Chinese firms are assessing the risk that Venezuelan President Hugo Chavez’s death poses to investments worth at least $50 billion, after 14 years of closer ties between the two countries.
China Development Bank Corp., which has lent Venezuela more than $40 billion since 2008, has contingency plans in place, Yao Zhongmin, head of the bank’s supervisory board, said in an interview Wednesday. State-owned conglomerate Citic Group Corp. is also weighing the risks, Chairman Chang Zhenming said.
State-owned Chinese firms have won contracts to build railroads, housing and power stations since Chavez took power in 1999 and nationalized more than 1,000 companies or their assets. The terms of some of the deals may face new scrutiny should Venezuela’s opposition wins elections required to be held within 30 days.
“If you do get an opposition candidate that wins there could be more information out there about previous deals that will be very uncomfortable,” said Matt Ferchen, a scholar at the Carnegie-Tsinghua Center for Global Policy in Beijing. “That could be politically unnerving but also reason for leverage to rework some of the deals.”
Chavez died Tuesday at age 58 of cancer.
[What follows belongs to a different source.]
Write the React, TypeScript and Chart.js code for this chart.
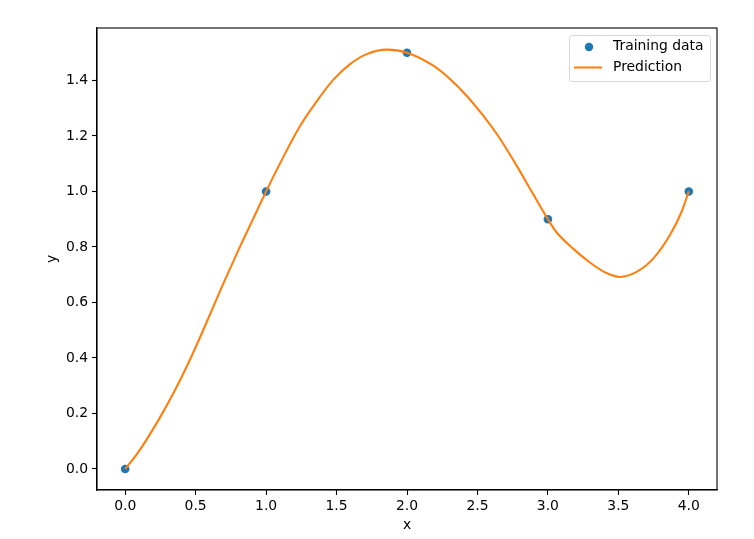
import React, { useEffect, useRef } from "react";
import { Chart, registerables } from "chart.js";

Chart.register(...registerables);

const trainX = [0, 1, 2, 3, 4];
const trainY = [0, 1, 1.5, 0.9, 1];

const predX = [0, 0.087, 0.236, 0.366, 0.48, 0.584, 0.686, 0.792, 0.903, 1, 1.128, 1.241, 1.359, 1.478, 1.596, 1.714, 1.856, 2, 2.187, 2.305, 2.423, 2.541, 2.66, 2.778, 2.896, 3, 3.061, 3.179, 3.298, 3.416, 3.511, 3.629, 3.747, 3.865, 3.948, 4];
const predY = [0, 0.056, 0.176, 0.296, 0.416, 0.536, 0.656, 0.776, 0.896, 1, 1.13, 1.236, 1.325, 1.403, 1.459, 1.495, 1.511, 1.5, 1.453, 1.405, 1.345, 1.273, 1.19, 1.093, 0.99, 0.9, 0.853, 0.794, 0.744, 0.706, 0.692, 0.71, 0.758, 0.842, 0.926, 1];

const xTicks = [0, 0.5, 1, 1.5, 2, 2.5, 3, 3.5, 4];
const yTicks = [0, 0.2, 0.4, 0.6, 0.8, 1.0, 1.2, 1.4];

const legendLabels = ["Training data", "Prediction"];
const xLabel = "x";
const yLabel = "y";

const FONT = "DejaVu Sans";
const FS = 13.9;
const BLUE = "#1f77b4";
const ORANGE = "#ff7f0e";

export default function App() {
  const ref = useRef<HTMLCanvasElement | null>(null);

  useEffect(() => {
    document.body.style.margin = "0";
    const canvas = ref.current!;
    const framePlugin = {
      id: "frame",
      afterDraw(chart: any) {
        const ctx = chart.ctx;
        const a = chart.chartArea;
        ctx.save();
        ctx.strokeStyle = "#000";
        ctx.lineWidth = 1.1;
        ctx.strokeRect(a.left, a.top, a.right - a.left, a.bottom - a.top);
        // axis titles
        ctx.fillStyle = "#000";
        ctx.font = `${FS}px "${FONT}"`;
        ctx.textAlign = "center";
        ctx.textBaseline = "middle";
        ctx.fillText(xLabel, (a.left + a.right) / 2, 525);
        ctx.save();
        ctx.translate(52, (a.top + a.bottom) / 2);
        ctx.rotate(-Math.PI / 2);
        ctx.fillText(yLabel, 0, 0);
        ctx.restore();
        // legend
        const bx = 569.5, by = 35.5, bw = 141, bh = 46, r = 2.8;
        ctx.beginPath();
        ctx.moveTo(bx + r, by);
        ctx.lineTo(bx + bw - r, by);
        ctx.arcTo(bx + bw, by, bx + bw, by + r, r);
        ctx.lineTo(bx + bw, by + bh - r);
        ctx.arcTo(bx + bw, by + bh, bx + bw - r, by + bh, r);
        ctx.lineTo(bx + r, by + bh);
        ctx.arcTo(bx, by + bh, bx, by + bh - r, r);
        ctx.lineTo(bx, by + r);
        ctx.arcTo(bx, by, bx + r, by, r);
        ctx.closePath();
        ctx.fillStyle = "rgba(255,255,255,0.8)";
        ctx.fill();
        ctx.strokeStyle = "#d6d6d6";
        ctx.lineWidth = 1;
        ctx.stroke();
        ctx.fillStyle = BLUE;
        ctx.beginPath();
        ctx.arc(589, 47, 4.2, 0, Math.PI * 2);
        ctx.fill();
        ctx.strokeStyle = ORANGE;
        ctx.lineWidth = 2.08;
        ctx.beginPath();
        ctx.moveTo(574, 67.5);
        ctx.lineTo(602, 67.5);
        ctx.stroke();
        ctx.fillStyle = "#000";
        ctx.textAlign = "left";
        ctx.fillText(legendLabels[0], 613, 46);
        ctx.fillText(legendLabels[1], 613, 67);
        ctx.restore();
      },
    };

    const chart = new Chart(canvas, {
      type: "scatter",
      data: {
        datasets: [
          {
            label: legendLabels[1],
            data: predX.map((x, i) => ({ x, y: predY[i] })),
            showLine: true,
            borderColor: ORANGE,
            borderWidth: 2.08,
            pointRadius: 0,
            cubicInterpolationMode: "monotone",
            order: 0,
          } as any,
          {
            label: legendLabels[0],
            data: trainX.map((x, i) => ({ x, y: trainY[i] })),
            backgroundColor: BLUE,
            borderWidth: 0,
            pointRadius: 4.3,
            order: 1,
          },
        ],
      },
      options: {
        animation: false,
        responsive: false,
        layout: { padding: { top: 28, right: 37, left: 0, bottom: 0 } },
        plugins: { legend: { display: false }, tooltip: { enabled: false } },
        scales: {
          x: {
            type: "linear",
            min: -0.2,
            max: 4.2,
            afterFit: (s: any) => { s.height = 49; },
            afterBuildTicks: (s: any) => { s.ticks = xTicks.map((v) => ({ value: v })); },
            grid: { drawOnChartArea: false, drawTicks: true, tickLength: 5, tickColor: "#000", tickWidth: 1.1 },
            border: { display: true, color: "#000", width: 1.1 },
            ticks: {
              color: "#000",
              padding: 3,
              maxRotation: 0,
              autoSkip: false,
              font: { family: FONT, size: FS },
              callback: (v: any) => Number(v).toFixed(1),
            },
          },
          y: {
            type: "linear",
            min: -0.0757,
            max: 1.589,
            afterFit: (s: any) => { s.width = 97; },
            afterBuildTicks: (s: any) => { s.ticks = yTicks.map((v) => ({ value: v })); },
            grid: { drawOnChartArea: false, drawTicks: true, tickLength: 5, tickColor: "#000", tickWidth: 1.1 },
            border: { display: true, color: "#000", width: 1.1 },
            ticks: {
              color: "#000",
              padding: 4,
              autoSkip: false,
              font: { family: FONT, size: FS },
              callback: (v: any) => Number(v).toFixed(1),
            },
          },
        },
      } as any,
      plugins: [framePlugin],
    });
    return () => chart.destroy();
  }, []);

  return (
    <div style={{ position: "absolute", left: 0, top: 0, width: 754, height: 539, background: "#fff" }}>
      <canvas ref={ref} width={754} height={539} style={{ width: 754, height: 539, display: "block" }} />
    </div>
  );
}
Since he announced his illness in June 2011, investors have speculated that his departure could pave the way for the opposition to win power and introduce more market-friendly policies.
Chavez was a “great friend of China,” Foreign Ministry spokeswoman Hua Chunying said at a briefing Wednesday in Beijing, adding that China’s top leaders sent their condolences over his death. “China cherishes the two countries’ friendship and would like to work with Venezuela to constantly develop their strategic partnership,” she said.
Moody’s Investors Service rates Venezuelan long-term foreign-currency debt B2, or five levels below investment grade, the same as Honduras and Cambodia.
Led by China Development Bank, the world’s largest policy lender, China has made Venezuela the main focus of its global oil-for-loans program, in which loans were repaid with oil shipments. Some of the biggest state-owned companies, including Citic Group, China Railway Group and Sinohydro Corp. won more than $11 billion in contracts to build and supply equipment for infrastructure, according to data compiled by Bloomberg.
“As long as Venezuela maintains stable oil exports to China, then the risks to China’s loans are small,” said Sun Hongbo, an associate professor at the Institute of Latin American Studies, part of the Chinese Academy of Social Sciences. “No matter who wins the presidential election, China will continue to be a strategic partner for Venezuela.”
Venezuela became the Americas’ largest recipient of Chinese credit under Chavez, as private lenders were driven away by the nationalization of more than 1,000 companies as well as currency and price controls.
While the Venezuelan government’s average bond yields have fallen to 9.06 percent from 10.91 percent a year ago, they still paid 4.39 percentage points above the average for emerging- market sovereign dollar-denominated debt globally Tuesday.
CDB has a contingency plan in place to account for risks associated with Chavez’s death, Yao said, without elaborating.
Citic, a state-owned conglomerate that runs banks, brokerages and develops real estate, is building as much as $3 billion in housing in Venezuela.
Venezuelan Oil Minister Rafael Ramirez in January said the country was in talks with Citic to develop gold mines. Chang said Citic was undertaking a feasibility study for the mine in Venezuela and had not yet invested.
“I think no matter who is the president, they will still need to construct houses,” he said.